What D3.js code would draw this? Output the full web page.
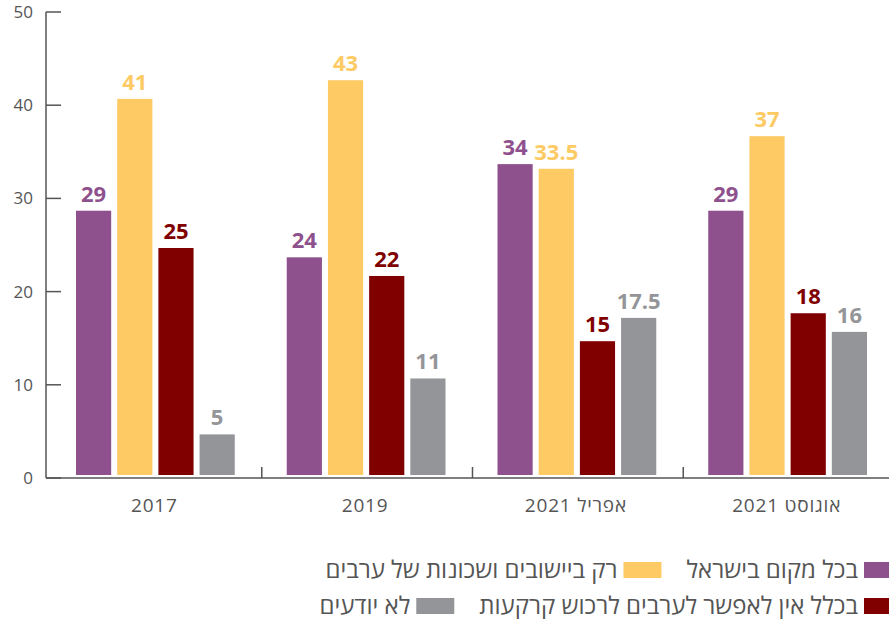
<!DOCTYPE html>
<html>
<head>
<meta charset="utf-8">
<script src="https://cdn.jsdelivr.net/npm/d3@7"></script>
<style>
  body { margin: 0; background: #fff; }
  text { font-family: "Open Sans", "DejaVu Sans", sans-serif; }
</style>
</head>
<body>
<svg id="chart" width="889" height="619"></svg>
<script>
// data
var groups = ["2017", "2019", "אפריל 2021", "אוגוסט 2021"]
var seriesNames = [
  "בכל מקום בישראל",
  "רק ביישובים ושכונות של ערבים",
  "בכלל אין לאפשר לערבים לרכוש קרקעות",
  "לא יודעים"
]
var everywhere = [29, 24, 34, 29]
var arabOnly = [41, 43, 33.5, 37]
var notAtAll = [25, 22, 15, 18]
var dontKnow = [5, 11, 17.5, 16]
var yTicks = [0, 10, 20, 30, 40, 50]

var colors = ["#8e518d", "#fdca64", "#800000", "#939598"]
var seriesValues = [everywhere, arabOnly, notAtAll, dontKnow]

var svg = d3.select("#chart")
var axisColor = "#555"

var y = d3.scaleLinear().domain([0, 50]).range([478, 12])
var x0 = d3.scaleBand().domain(groups).range([51, 894]).padding(0)
var x1 = d3.scaleBand().domain(d3.range(4))
  .range([25, x0.bandwidth() - 27]).paddingInner(0.146)

// y axis
var yAxis = svg.append("g")
yAxis.append("line")
  .attr("x1", 46).attr("x2", 46)
  .attr("y1", y(50)).attr("y2", y(0))
  .attr("stroke", axisColor).attr("stroke-width", 1.5)
yAxis.selectAll(".tick").data(yTicks).enter().append("line")
  .attr("x1", 46).attr("x2", 61)
  .attr("y1", d => y(d)).attr("y2", d => y(d))
  .attr("stroke", axisColor).attr("stroke-width", 1.5)
yAxis.selectAll(".lbl").data(yTicks).enter().append("text")
  .attr("x", 33).attr("y", d => y(d) + 6)
  .attr("text-anchor", "end")
  .attr("font-size", 17)
  .attr("fill", axisColor)
  .text(d => d)

// x axis
svg.append("line")
  .attr("x1", 46).attr("x2", 889)
  .attr("y1", y(0)).attr("y2", y(0))
  .attr("stroke", axisColor).attr("stroke-width", 1.5)
svg.selectAll(".sep").data(groups.slice(1)).enter().append("line")
  .attr("x1", d => x0(d)).attr("x2", d => x0(d))
  .attr("y1", y(0) - 11).attr("y2", y(0))
  .attr("stroke", axisColor).attr("stroke-width", 1.5)
svg.selectAll(".cat").data(groups).enter().append("text")
  .attr("x", d => x0(d) + x0.bandwidth() / 2 - 2)
  .attr("y", 512)
  .attr("text-anchor", "middle")
  .attr("font-size", 19)
  .attr("letter-spacing", 0.8)
  .attr("fill", axisColor)
  .text(d => d)

// bars
groups.forEach(function (g, gi) {
  var gg = svg.append("g").attr("transform", "translate(" + x0(g) + ",0)")
  seriesValues.forEach(function (vals, si) {
    var v = vals[gi]
    gg.append("rect")
      .attr("x", x1(si))
      .attr("y", y(v) + 3)
      .attr("width", x1.bandwidth())
      .attr("height", y(0) - y(v) - 6)
      .attr("fill", colors[si])
    gg.append("text")
      .attr("x", x1(si) + x1.bandwidth() / 2)
      .attr("y", y(v) - 6)
      .attr("text-anchor", "middle")
      .attr("font-size", 22)
      .attr("font-weight", "bold")
      .attr("fill", colors[si])
      .text(v)
  })
})

// legend (right-to-left flow)
var rows = [[0, 1], [2, 3]]
var rowY = [570, 606]
rows.forEach(function (items, ri) {
  var right = 864
  items.forEach(function (si) {
    svg.append("rect")
      .attr("x", right).attr("y", rowY[ri] - 8)
      .attr("width", 38).attr("height", 16)
      .attr("fill", colors[si])
    var t = svg.append("text")
      .attr("x", right - 6).attr("y", rowY[ri] + 8)
      .attr("text-anchor", "end")
      .attr("font-size", 24)
      .attr("fill", axisColor)
      .text(seriesNames[si])
    var w = t.node().getComputedTextLength()
    right = right - 6 - w - 25 - 38
  })
})
</script>
</body>
</html>
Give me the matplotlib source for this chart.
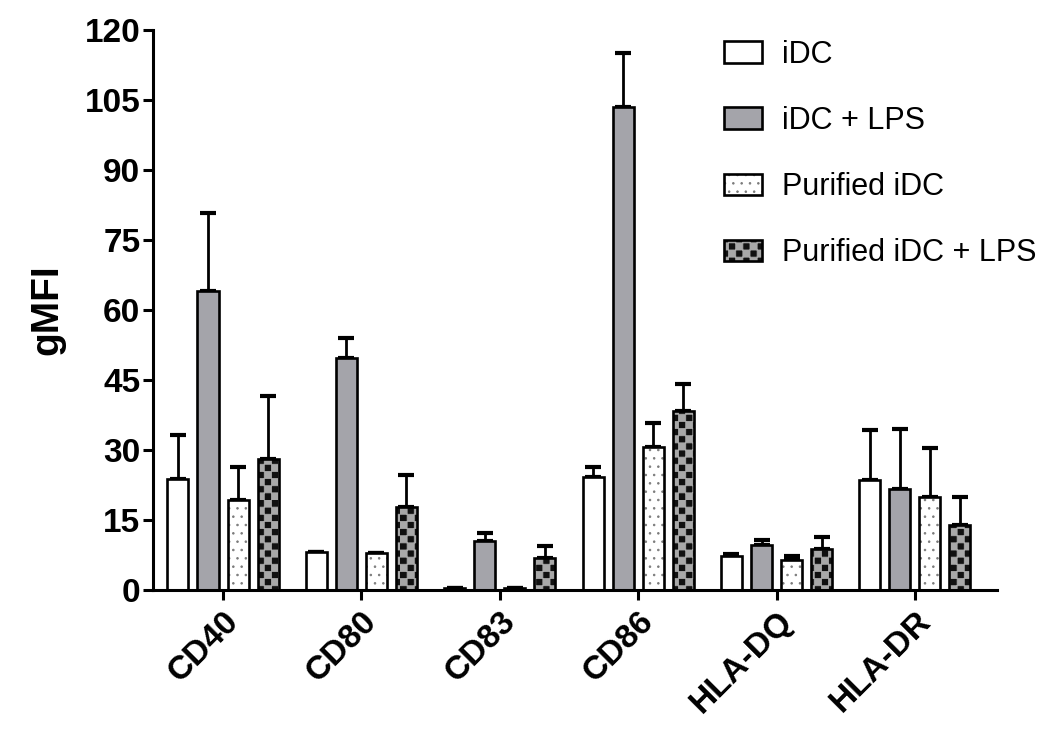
import numpy as np
import matplotlib
matplotlib.use("Agg")
import matplotlib.pyplot as plt
import matplotlib.hatch as mhatch
from matplotlib.path import Path
from matplotlib.patches import Patch

# Data
groups = ["CD40", "CD80", "CD83", "CD86", "HLA-DQ", "HLA-DR"]
series_names = ["iDC", "iDC + LPS", "Purified iDC", "Purified iDC + LPS"]

idc = [23.8, 8.1, 0.5, 24.2, 7.2, 23.6]
idc_err = [9.4, 0.0, 0.0, 2.2, 0.5, 10.7]
idc_lps = [64.1, 49.7, 10.5, 103.5, 9.6, 21.6]
idc_lps_err = [16.7, 4.3, 1.7, 11.6, 1.1, 12.9]
pur = [19.3, 7.9, 0.4, 30.7, 6.4, 20.0]
pur_err = [7.1, 0.0, 0.0, 5.1, 0.9, 10.5]
pur_lps = [28.1, 17.8, 6.9, 38.4, 8.8, 14.0]
pur_lps_err = [13.5, 6.8, 2.5, 5.7, 2.6, 5.9]

yticks = [0, 15, 30, 45, 60, 75, 90, 105, 120]


# checkerboard hatch (replaces the '*' star hatch)
class CheckerHatch(mhatch.HatchPatternBase):
    def __init__(self, hatch, density):
        self.n = 14 if "*" in hatch else 0
        self.num_vertices = (self.n * self.n // 2) * 5

    def set_vertices_and_codes(self, vertices, codes):
        s = 1.0 / self.n
        square = np.array([[0, 0], [s, 0], [s, s], [0, s], [0, 0]])
        k = 0
        for i in range(self.n):
            for j in range(self.n):
                if (i + j) % 2 == 0:
                    vertices[k:k + 5] = square + [i * s, j * s]
                    codes[k:k + 5] = [Path.MOVETO, Path.LINETO, Path.LINETO,
                                      Path.LINETO, Path.CLOSEPOLY]
                    k += 5


mhatch._hatch_types = [t for t in mhatch._hatch_types if t is not mhatch.Stars] + [CheckerHatch]

plt.rcParams["font.family"] = ["Liberation Sans", "DejaVu Sans"]
plt.rcParams["hatch.linewidth"] = 0.6

values = [idc, idc_lps, pur, pur_lps]
errors = [idc_err, idc_lps_err, pur_err, pur_lps_err]
faces = ["white", "#a4a4aa", "white", "#111111"]
hatches = [None, None, "..", "*"]
hatch_colors = ["black", "black", "#7a7a7a", "#a8a8a8"]

fig = plt.figure(figsize=(10.5, 7.43), dpi=100)
ax = fig.add_axes([0.1457, 0.2059, 0.8038, 0.7537])

x = np.arange(len(groups))
pitch = 0.217
width = 0.152
edge_lw = 1.9

handles = []
for k in range(4):
    pos = x + (k - 1.5) * pitch
    ax.errorbar(pos, values[k], yerr=[np.zeros(len(groups)), errors[k]],
                fmt="none", ecolor="black", elinewidth=2.0, capsize=6,
                capthick=3.0, zorder=1)
    ax.bar(pos, values[k], width, color=faces[k], hatch=hatches[k],
           edgecolor=hatch_colors[k], linewidth=0, zorder=2)
    ax.bar(pos, values[k], width, facecolor="none", edgecolor="black",
           linewidth=edge_lw, zorder=3)
    handles.append((Patch(facecolor=faces[k], hatch=hatches[k],
                          edgecolor=hatch_colors[k], linewidth=0),
                    Patch(facecolor="none", edgecolor="black", linewidth=edge_lw)))

ax.set_xlim(-0.506, 5.593)
ax.set_ylim(0, 120)
ax.set_yticks(yticks)
ax.set_yticklabels([str(v) for v in yticks], fontsize=24, fontweight="bold")
ax.set_xticks(x)
ax.set_xticklabels(groups, fontsize=24, fontweight="bold", rotation=45,
                   ha="right", rotation_mode="anchor")
ax.set_ylabel("gMFI", fontsize=28, fontweight="bold", labelpad=14)

for side in ["top", "right"]:
    ax.spines[side].set_visible(False)
for side in ["left", "bottom"]:
    ax.spines[side].set_linewidth(2.2)
ax.tick_params(axis="both", direction="out", length=7, width=2.2, pad=2)
ax.tick_params(axis="x", pad=4)

fig.legend(handles, series_names, loc="upper left",
           bbox_to_anchor=(724 / 1050, 1 - 40 / 743), frameon=False,
           fontsize=22, handlelength=1.25, handleheight=0.72,
           handletextpad=0.65, labelspacing=1.18, borderpad=0,
           borderaxespad=0)

plt.savefig("out.png", dpi=100)
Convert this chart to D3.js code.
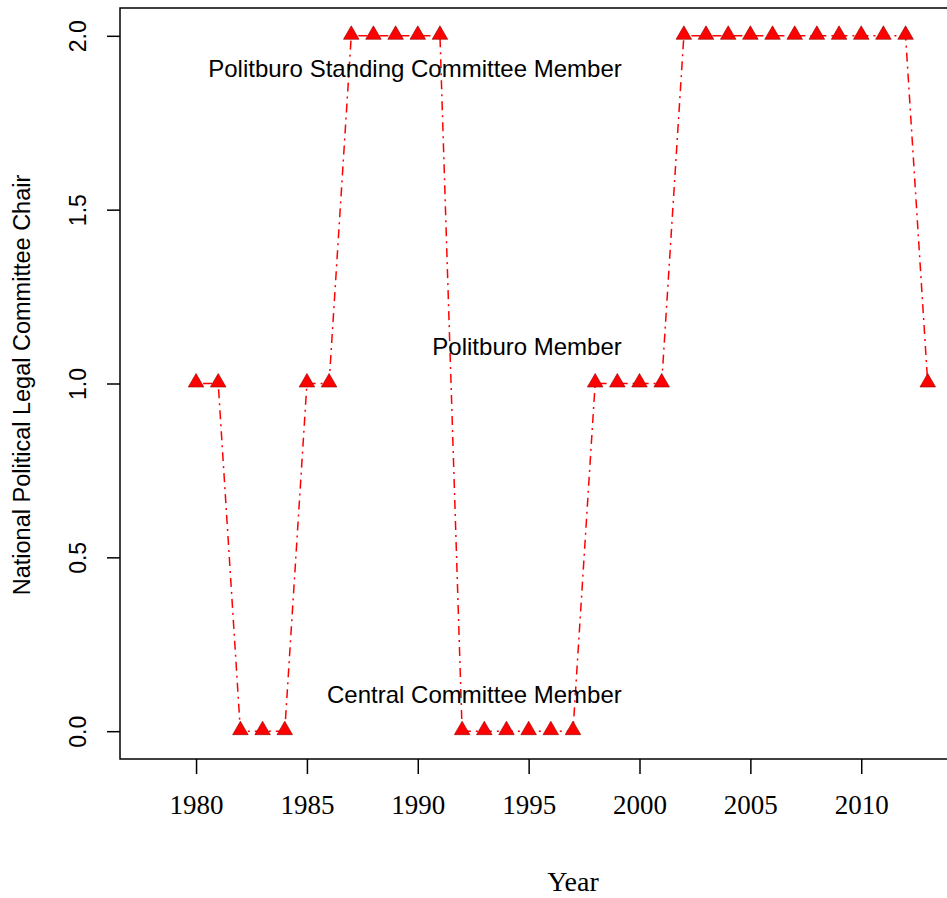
<!doctype html>
<html>
<head>
<title>Chair rank by year</title>
<script src="https://cdnjs.cloudflare.com/ajax/libs/d3/7.8.5/d3.min.js"></script>
<style>
  body { margin: 0; background: #fff; }
  svg { display: block; }
</style>
</head>
<body>
<div id="chartContainer"></div>
<script type="text/javascript">

var years = [1980, 1981, 1982, 1983, 1984, 1985, 1986, 1987, 1988, 1989, 1990, 1991,
             1992, 1993, 1994, 1995, 1996, 1997, 1998, 1999, 2000, 2001, 2002, 2003,
             2004, 2005, 2006, 2007, 2008, 2009, 2010, 2011, 2012, 2013];
var rank = [1, 1, 0, 0, 0, 1, 1, 2, 2, 2, 2, 2,
            0, 0, 0, 0, 0, 0, 1, 1, 1, 1, 2, 2,
            2, 2, 2, 2, 2, 2, 2, 2, 2, 1];
var xTicks = [1980, 1985, 1990, 1995, 2000, 2005, 2010];
var yTicks = [0, 0.5, 1, 1.5, 2];
var labelText = ["Politburo Standing Committee Member", "Politburo Member", "Central Committee Member"];
var labelY = [1.9, 1.1, 0.1];
var labelX = 1999.2;

function draw() {
  var width = 947, height = 898;
  var box = {left: 120, top: 8, right: 965, bottom: 759};

  var svg = d3.select("#chartContainer").append("svg")
      .attr("width", width)
      .attr("height", height);

  var x = d3.scaleLinear().domain([1976.57, 2014.68]).range([box.left, box.right]);
  var y = d3.scaleLinear().domain([-0.08, 2.08]).range([box.bottom, box.top]);

  // plot frame
  svg.append("rect")
      .attr("x", box.left).attr("y", box.top)
      .attr("width", box.right - box.left).attr("height", box.bottom - box.top)
      .attr("fill", "none").attr("stroke", "#000").attr("stroke-width", 1.5);

  // x axis
  var xAxis = svg.append("g")
      .attr("transform", "translate(0," + box.bottom + ")")
      .call(d3.axisBottom(x).tickValues(xTicks).tickSize(15).tickPadding(21).tickFormat(d3.format("d")));
  xAxis.select(".domain").remove();
  xAxis.selectAll("line").attr("stroke-width", 1.5);
  xAxis.selectAll("text")
      .style("font-family", "'Liberation Serif', 'DejaVu Serif', serif")
      .style("font-size", "27px")
      .attr("fill", "#000");

  // y axis
  var yAxis = svg.append("g")
      .attr("transform", "translate(" + box.left + ",0)")
      .call(d3.axisLeft(y).tickValues(yTicks).tickSize(13).tickFormat(d3.format(".1f")));
  yAxis.select(".domain").remove();
  yAxis.selectAll("line").attr("stroke-width", 1.5);
  yAxis.selectAll("text")
      .attr("x", 0).attr("y", 0).attr("dy", null)
      .attr("transform", "translate(-42,0) rotate(-90)")
      .attr("text-anchor", "middle")
      .attr("dominant-baseline", "central")
      .style("font-family", "'Liberation Sans', Arial, sans-serif")
      .style("font-size", "23px")
      .attr("fill", "#000");

  // axis titles
  svg.append("text")
      .attr("x", 573).attr("y", 891)
      .attr("text-anchor", "middle")
      .style("font-family", "'Liberation Serif', 'DejaVu Serif', serif")
      .style("font-size", "28px")
      .text("Year");

  svg.append("text")
      .attr("transform", "translate(22,385) rotate(-90)")
      .attr("text-anchor", "middle")
      .attr("dominant-baseline", "central")
      .style("font-family", "'Liberation Sans', Arial, sans-serif")
      .style("font-size", "23.5px")
      .text("National Political Legal Committee Chair");

  var data = years.map(function (yr, i) { return {year: yr, value: rank[i]}; });

  svg.append("defs").append("clipPath").attr("id", "clip")
      .append("rect").attr("x", 0).attr("y", 0).attr("width", width).attr("height", height);

  var plot = svg.append("g").attr("clip-path", "url(#clip)");

  plot.append("path")
      .datum(data)
      .attr("fill", "none")
      .attr("stroke", "#ff0000")
      .attr("stroke-width", 1.5)
      .attr("stroke-dasharray", "2,5,9,5")
      .attr("d", d3.line().x(function (d) { return x(d.year); }).y(function (d) { return y(d.value); }));

  var tri = d3.symbol().type(d3.symbolTriangle).size(105);
  plot.selectAll(".pt")
      .data(data)
      .enter().append("path")
      .attr("class", "pt")
      .attr("transform", function (d) { return "translate(" + x(d.year) + "," + (y(d.value) - 1) + ")"; })
      .attr("d", tri)
      .attr("fill", "#ff0000")
      .attr("stroke", "#8b0000")
      .attr("stroke-width", 0.6);

  // rank labels
  labelText.forEach(function (t, i) {
    svg.append("text")
        .attr("x", x(labelX))
        .attr("y", y(labelY[i]) - 2)
        .attr("text-anchor", "end")
        .attr("dominant-baseline", "central")
        .style("font-family", "'Liberation Sans', Arial, sans-serif")
        .style("font-size", "24px")
        .text(t);
  });
}

draw();
</script>
</body>
</html>
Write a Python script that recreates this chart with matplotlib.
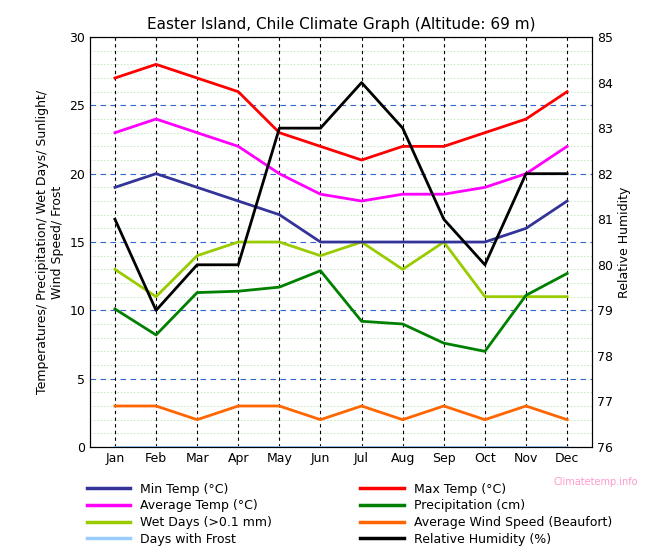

▸ Do this:
Leave the pictures aside and restate exactly the lines from the one containing "Give me the matplotlib source for this chart." to the one containing "self.num_vertices = (self.n", those two lines included.

▸ Task response:
Give me the matplotlib source for this chart.
import numpy as np
import matplotlib
matplotlib.use("Agg")
import matplotlib.pyplot as plt
import matplotlib.hatch as mhatch
from matplotlib.path import Path
from matplotlib.patches import Patch

# Data
groups = ["CD40", "CD80", "CD83", "CD86", "HLA-DQ", "HLA-DR"]
series_names = ["iDC", "iDC + LPS", "Purified iDC", "Purified iDC + LPS"]

idc = [23.8, 8.1, 0.5, 24.2, 7.2, 23.6]
idc_err = [9.4, 0.0, 0.0, 2.2, 0.5, 10.7]
idc_lps = [64.1, 49.7, 10.5, 103.5, 9.6, 21.6]
idc_lps_err = [16.7, 4.3, 1.7, 11.6, 1.1, 12.9]
pur = [19.3, 7.9, 0.4, 30.7, 6.4, 20.0]
pur_err = [7.1, 0.0, 0.0, 5.1, 0.9, 10.5]
pur_lps = [28.1, 17.8, 6.9, 38.4, 8.8, 14.0]
pur_lps_err = [13.5, 6.8, 2.5, 5.7, 2.6, 5.9]

yticks = [0, 15, 30, 45, 60, 75, 90, 105, 120]


# checkerboard hatch (replaces the '*' star hatch)
class CheckerHatch(mhatch.HatchPatternBase):
    def __init__(self, hatch, density):
        self.n = 14 if "*" in hatch else 0
        self.num_vertices = (self.n * self.n // 2) * 5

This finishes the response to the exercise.